**Work to be completed**
Only the lines from the start up to and including the line containing "plt.rcParams['font.family'] = ['Noto" should be repeated, word for word.

* begin Records supplied *

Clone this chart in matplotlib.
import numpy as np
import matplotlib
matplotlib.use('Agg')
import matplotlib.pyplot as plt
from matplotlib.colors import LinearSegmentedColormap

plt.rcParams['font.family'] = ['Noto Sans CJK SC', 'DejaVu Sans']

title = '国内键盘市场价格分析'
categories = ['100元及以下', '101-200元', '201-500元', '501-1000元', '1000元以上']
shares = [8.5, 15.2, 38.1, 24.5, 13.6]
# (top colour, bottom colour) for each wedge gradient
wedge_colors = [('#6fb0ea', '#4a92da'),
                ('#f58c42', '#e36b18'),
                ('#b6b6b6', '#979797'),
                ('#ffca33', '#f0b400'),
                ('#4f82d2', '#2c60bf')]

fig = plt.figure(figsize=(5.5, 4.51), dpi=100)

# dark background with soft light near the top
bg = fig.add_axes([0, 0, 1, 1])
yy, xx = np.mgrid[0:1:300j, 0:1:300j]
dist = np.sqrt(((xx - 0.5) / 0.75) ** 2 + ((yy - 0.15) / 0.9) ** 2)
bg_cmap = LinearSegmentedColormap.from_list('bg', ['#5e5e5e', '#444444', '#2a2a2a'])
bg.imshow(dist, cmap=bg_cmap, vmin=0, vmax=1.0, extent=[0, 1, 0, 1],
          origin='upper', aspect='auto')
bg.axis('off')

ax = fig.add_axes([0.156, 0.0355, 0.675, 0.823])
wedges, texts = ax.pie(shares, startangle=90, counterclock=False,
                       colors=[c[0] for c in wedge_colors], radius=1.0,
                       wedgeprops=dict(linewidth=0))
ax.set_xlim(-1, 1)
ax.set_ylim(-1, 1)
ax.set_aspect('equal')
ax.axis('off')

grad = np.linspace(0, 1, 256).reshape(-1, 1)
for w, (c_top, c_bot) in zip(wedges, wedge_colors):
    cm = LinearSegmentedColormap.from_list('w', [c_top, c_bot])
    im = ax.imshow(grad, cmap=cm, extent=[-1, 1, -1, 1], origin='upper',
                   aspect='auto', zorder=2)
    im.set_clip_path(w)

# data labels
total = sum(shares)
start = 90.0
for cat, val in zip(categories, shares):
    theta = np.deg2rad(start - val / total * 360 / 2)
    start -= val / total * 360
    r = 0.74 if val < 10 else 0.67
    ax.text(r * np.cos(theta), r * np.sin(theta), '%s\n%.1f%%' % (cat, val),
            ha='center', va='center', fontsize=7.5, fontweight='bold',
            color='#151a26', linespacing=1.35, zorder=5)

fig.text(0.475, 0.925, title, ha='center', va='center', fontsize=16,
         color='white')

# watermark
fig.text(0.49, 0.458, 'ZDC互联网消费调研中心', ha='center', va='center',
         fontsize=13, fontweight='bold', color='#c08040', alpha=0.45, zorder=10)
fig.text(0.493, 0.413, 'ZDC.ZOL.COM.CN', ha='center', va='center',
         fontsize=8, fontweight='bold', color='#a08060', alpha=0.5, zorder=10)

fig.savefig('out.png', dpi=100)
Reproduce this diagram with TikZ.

* end Records supplied *

**Complete answer**
Clone this chart in matplotlib.
import numpy as np
import matplotlib
matplotlib.use('Agg')
import matplotlib.pyplot as plt
from matplotlib.colors import LinearSegmentedColormap

plt.rcParams['font.family'] = ['Noto Sans CJK SC', 'DejaVu Sans']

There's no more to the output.